Napoleon’s Waterloo Army, Uniforms and Equipment, by Paul L. Dawson, Frontline Books, an imprint of Pen & Sword Books, Barnsley, Great Britain, hardcover, 696 pages, 2019.

In Napoleon’s Waterloo Army, eminent Napoleonic historian Paul L.Dawson contradicts the old comment that the Armée du Nord that fought in Waterloo was one of the most formidable the emperor had ever commanded. The author begins by explaining that the bulk of the army’s men were conscripts of 1814 with precious few veteran subofficers and officers. Many units were newly formed and lacked any sense of esprit des corps. The cavalry had less mounted troops than the emperor had commanded in his 1814 campaign. Napoleon invaded Belgium with the hope of that the Belgian soldiers who had served in his Grand Armée would desert to him as so many French had. Instead, as it advanced, the Armée du Nord suffered from a high level of officer desertion. Aside from its state of morale and order of battle, Dawson focuses especially on the clothing and equipment of Napoleon’s last army. A high percentage of its soldiers entered the campaign lacking water bottles and cooking pots. The supply situation was also bad in regard to clothing and uniforms. Hundreds of photos of original artefacts and dozens of paintings by renowned military artist Keith Rocco help bring to life the pageantry of the era’s military uniforms in which the soldiers fought and died. If the logistics were as dire for the 128,000 soldiers in the Armée du Nord as Dawson states, it begs the question as to how the French achieved their early successes at Quatre Bras, Ligny and in the opening stages of Waterloo.

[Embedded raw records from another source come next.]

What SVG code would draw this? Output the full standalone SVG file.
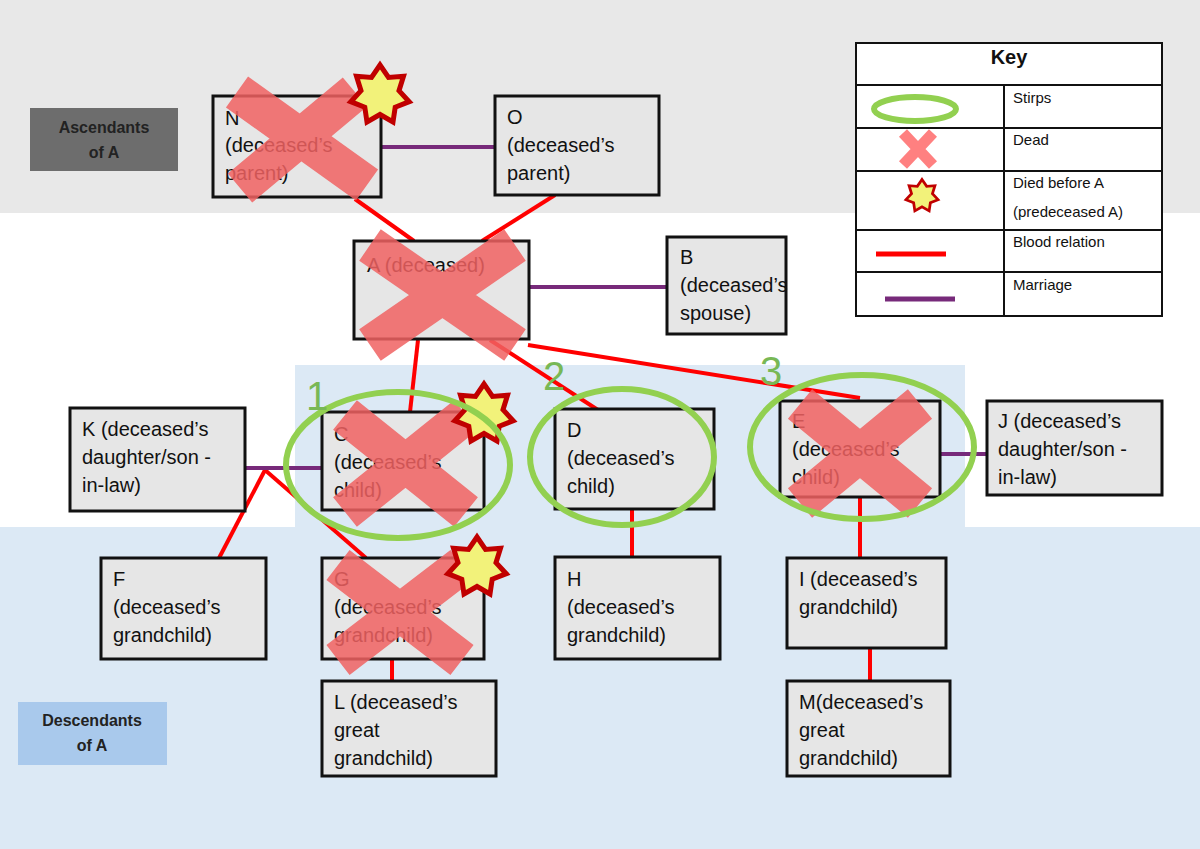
<svg xmlns="http://www.w3.org/2000/svg" xmlns:xlink="http://www.w3.org/1999/xlink" width="1200" height="849" viewBox="0 0 1200 849">
<style>
text{font-family:"Liberation Sans",Arial,sans-serif;font-size:20px;fill:#111}
.box{fill:#e6e6e6;stroke:#111;stroke-width:3}
.blood{stroke:#ff0000;stroke-width:4;fill:none}
.mar{stroke:#772a7a;stroke-width:4;fill:none}
.x{stroke:#f06262;stroke-opacity:0.85;stroke-width:38;fill:none}
.stirp{fill:none;stroke:#92d050;stroke-width:6}
.num{font-size:40px;fill:#78b855}
.key{font-size:15px}
.kl{stroke:#111;stroke-width:2;fill:none}
.star{fill:#f2f27a;stroke:#c00000;stroke-width:5}
</style>
<defs>
<polygon id="star" class="star" points="0,-30 8.5,-17.6 23.5,-18.7 19,-4.3 29.2,6.7 15.2,12.2 13,27 0,19.5 -13,27 -15.2,12.2 -29.2,6.7 -19,-4.3 -23.5,-18.7 -8.5,-17.6"/>
</defs>
<rect width="1200" height="849" fill="#ffffff"/>
<rect x="0" y="0" width="1200" height="213" fill="#e8e8e8"/>
<rect x="295" y="365" width="670" height="165" fill="#dce9f5"/>
<rect x="0" y="527" width="1200" height="322" fill="#dce9f5"/>
<g id="ascendants"><rect x="30" y="108" width="148" height="63" fill="#6d6d6d"/><text x="104" y="133" text-anchor="middle" style="font-size:16px;font-weight:bold;fill:#222">Ascendants</text><text x="104" y="158" text-anchor="middle" style="font-size:16px;font-weight:bold;fill:#222">of A</text></g>
<g id="descendants"><rect x="18" y="702" width="149" height="63" fill="#a9c9ec"/><text x="92" y="726" text-anchor="middle" style="font-size:16px;font-weight:bold;fill:#222">Descendants</text><text x="92" y="751" text-anchor="middle" style="font-size:16px;font-weight:bold;fill:#222">of A</text></g>
<g id="connectors">
<line class="blood" x1="355" y1="199" x2="414" y2="241"/>
<line class="blood" x1="555" y1="195" x2="482" y2="241"/>
<line class="blood" x1="418" y1="340" x2="410" y2="412"/>
<line class="blood" x1="490" y1="340" x2="598" y2="410"/>
<line class="blood" x1="528" y1="345" x2="860" y2="398"/>
<line class="blood" x1="265" y1="470" x2="218" y2="560"/>
<line class="blood" x1="265" y1="470" x2="366" y2="558"/>
<line class="blood" x1="632" y1="509" x2="632" y2="557"/>
<line class="blood" x1="860" y1="497" x2="860" y2="558"/>
<line class="blood" x1="392" y1="659" x2="392" y2="681"/>
<line class="blood" x1="870" y1="648" x2="870" y2="681"/>
<line class="mar" x1="381" y1="147" x2="495" y2="147"/>
<line class="mar" x1="529" y1="287" x2="667" y2="287"/>
<line class="mar" x1="245" y1="468" x2="322" y2="468"/>
<line class="mar" x1="940" y1="454" x2="987" y2="454"/>
</g>
<g id="N"><rect class="box" x="213" y="96" width="168" height="101"/><text x="225" y="125">N</text><text x="225" y="152">(deceased’s</text><text x="225" y="180">parent)</text><path class="x" d="M237,92 L367,185 M355,92 L240,188"/><use xlink:href="#star" x="380" y="95"/></g>
<g id="O"><rect class="box" x="495" y="96" width="164" height="99"/><text x="507" y="152" dy="-28">O</text><text x="507" y="152">(deceased’s</text><text x="507" y="180">parent)</text></g>
<g id="A"><rect class="box" x="354" y="241" width="175" height="98"/><text x="367" y="272">A (deceased)</text><path class="x" d="M370,245 L515,345 M515,245 L370,345"/></g>
<g id="B"><rect class="box" x="667" y="237" width="119" height="97"/><text x="680" y="264">B</text><text x="680" y="292">(deceased’s</text><text x="680" y="320">spouse)</text></g>
<g id="K"><rect class="box" x="70" y="408" width="175" height="103"/><text x="82" y="436">K (deceased’s</text><text x="82" y="464">daughter/son -</text><text x="82" y="492">in-law)</text></g>
<g id="C"><rect class="box" x="322" y="412" width="162" height="98"/><text x="334" y="441">C</text><text x="334" y="469">(deceased’s</text><text x="334" y="497">child)</text><path class="x" d="M345,415 L466,512 M466,415 L345,512"/><use xlink:href="#star" x="484" y="414"/><ellipse class="stirp" cx="398" cy="465" rx="112" ry="73"/><text class="num" x="306" y="410">1</text></g>
<g id="D"><rect class="box" x="555" y="409" width="159" height="100"/><text x="567" y="437">D</text><text x="567" y="465">(deceased’s</text><text x="567" y="493">child)</text><ellipse class="stirp" cx="622" cy="457" rx="92" ry="68"/><text class="num" x="543" y="390">2</text></g>
<g id="E"><rect class="box" x="780" y="401" width="160" height="96"/><text x="792" y="428">E</text><text x="792" y="456">(deceased’s</text><text x="792" y="484">child)</text><path class="x" d="M800,404 L920,503 M920,404 L800,503"/><ellipse class="stirp" cx="862" cy="447" rx="112" ry="72"/><text class="num" x="760" y="385">3</text></g>
<g id="J"><rect class="box" x="987" y="401" width="175" height="94"/><text x="998" y="428">J (deceased’s</text><text x="998" y="456">daughter/son -</text><text x="998" y="484">in-law)</text></g>
<g id="F"><rect class="box" x="101" y="558" width="165" height="101"/><text x="113" y="586">F</text><text x="113" y="614">(deceased’s</text><text x="113" y="642">grandchild)</text></g>
<g id="G"><rect class="box" x="322" y="558" width="162" height="101"/><text x="334" y="586">G</text><text x="334" y="614">(deceased’s</text><text x="334" y="642">grandchild)</text><path class="x" d="M338,565 L462,660 M462,565 L338,660"/><use xlink:href="#star" x="477" y="567"/></g>
<g id="H"><rect class="box" x="555" y="557" width="165" height="102"/><text x="567" y="586">H</text><text x="567" y="614">(deceased’s</text><text x="567" y="642">grandchild)</text></g>
<g id="I"><rect class="box" x="787" y="558" width="159" height="90"/><text x="799" y="586">I (deceased’s</text><text x="799" y="614">grandchild)</text></g>
<g id="L"><rect class="box" x="322" y="681" width="174" height="95"/><text x="334" y="709">L (deceased’s</text><text x="334" y="737">great</text><text x="334" y="765">grandchild)</text></g>
<g id="M"><rect class="box" x="787" y="681" width="163" height="95"/><text x="799" y="709">M(deceased’s</text><text x="799" y="737">great</text><text x="799" y="765">grandchild)</text></g>
<g id="key">
<rect x="856" y="43" width="306" height="273" fill="#ffffff" stroke="#111" stroke-width="2"/>
<path class="kl" d="M856,85 H1162 M856,128 H1162 M856,171 H1162 M856,230 H1162 M856,272 H1162 M1004,85 V316"/>
<text x="1009" y="64" text-anchor="middle" style="font-weight:bold">Key</text>
<ellipse class="stirp" cx="915" cy="109" rx="41" ry="12"/>
<path d="M903,133 L933,165 M933,133 L903,165" stroke="#ff8080" stroke-width="11" fill="none"/>
<use xlink:href="#star" transform="translate(922,196) scale(0.55)"/>
<line x1="876" y1="254" x2="946" y2="254" stroke="#ff0000" stroke-width="5"/>
<line x1="885" y1="299" x2="955" y2="299" stroke="#772a7a" stroke-width="5"/>
<text class="key" x="1013" y="103">Stirps</text>
<text class="key" x="1013" y="145">Dead</text>
<text class="key" x="1013" y="188">Died before A</text>
<text class="key" x="1013" y="217">(predeceased A)</text>
<text class="key" x="1013" y="247">Blood relation</text>
<text class="key" x="1013" y="290">Marriage</text>
</g>
</svg>
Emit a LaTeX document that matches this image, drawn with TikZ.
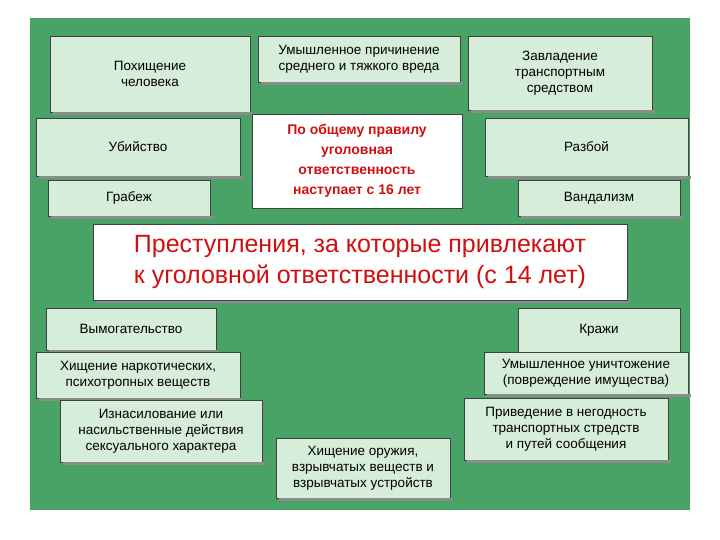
\documentclass[tikz,border=0pt]{standalone}
\usepackage{fontspec}
\setmainfont{Liberation Sans}
\definecolor{bg}{HTML}{4AA366}
\definecolor{bx}{HTML}{D6EDDA}
\definecolor{red1}{HTML}{D01010}
\tikzset{
 bx/.style={draw=black!75,line width=0.8pt,fill=bx,align=center,font=\fontsize{13.5}{16}\selectfont,inner sep=0pt},
}
\newcommand{\bxn}[6]{\node[bx,minimum width=#4-#2,minimum height=#5-#3] (#1) at ({(#2+#4)/2},{(#3+#5)/2}) {#6};
 \fill[black!45] (#2+3,#5) rectangle (#4+3,#5+3);}
\begin{document}
\begin{tikzpicture}[x=1pt,y=-1pt]
\useasboundingbox (0,0) rectangle (720,540);
\fill[white] (0,0) rectangle (720,540);
\fill[bg] (30,18) rectangle (690,510);
\bxn{a}{50}{36}{250}{112}{Похищение\\человека}
\bxn{b}{258}{36}{460}{82}{Умышленное причинение\\среднего и тяжкого вреда}
\bxn{c}{468}{36}{652}{110}{Завладение\\транспортным\\средством}
\bxn{d}{36}{118}{240}{176}{Убийство}
\bxn{f}{485}{118}{688}{176}{Разбой}
\bxn{g}{48}{180}{210}{216}{Грабеж}
\bxn{h}{518}{180}{680}{216}{Вандализм}
\node[draw=black!75,line width=0.8pt,fill=white,minimum width=210,minimum height=94,align=center,text=red1,font=\fontsize{14}{20}\selectfont\bfseries,inner sep=0pt] (e) at (357,161) {По общему правилу\\уголовная\\ответственность\\наступает с 16 лет};
\fill[black!45] (96,300) rectangle (630,303);
\node[draw=black!75,line width=0.8pt,fill=white,minimum width=534,minimum height=76,align=center,text=red1,font=\fontsize{25}{31}\selectfont,inner sep=0pt] (m) at (360,262) {Преступления, за которые привлекают\\к уголовной ответственности (с 14 лет)};
\bxn{i}{46}{308}{216}{350}{Вымогательство}
\bxn{j}{36}{352}{240}{398}{Хищение наркотических,\\психотропных веществ}
\bxn{k}{60}{400}{262}{462}{Изнасилование или\\насильственные действия\\сексуального характера}
\bxn{l}{276}{438}{450}{498}{Хищение оружия,\\взрывчатых веществ и\\взрывчатых устройств}
\bxn{n}{518}{308}{680}{352}{Кражи}
\bxn{o}{484}{352}{688}{394}{Умышленное уничтожение\\(повреждение имущества)}
\bxn{p}{464}{398}{668}{460}{Приведение в негодность\\транспортных стредств\\и путей сообщения}
\end{tikzpicture}
\end{document}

The answer came from one soldier who participated in the campaign, speaking for so many of his comrades, “The Emperor succeeded once more in passing his warlike spirit among our lines…” This large, provocative and profusely illustrated book sheds new light on the campaign of 1815 and surely will satisfy all with an interest in the Napoleonic Era.

Reviewed by Thomas Zacharis, Thessaloniki, Greece.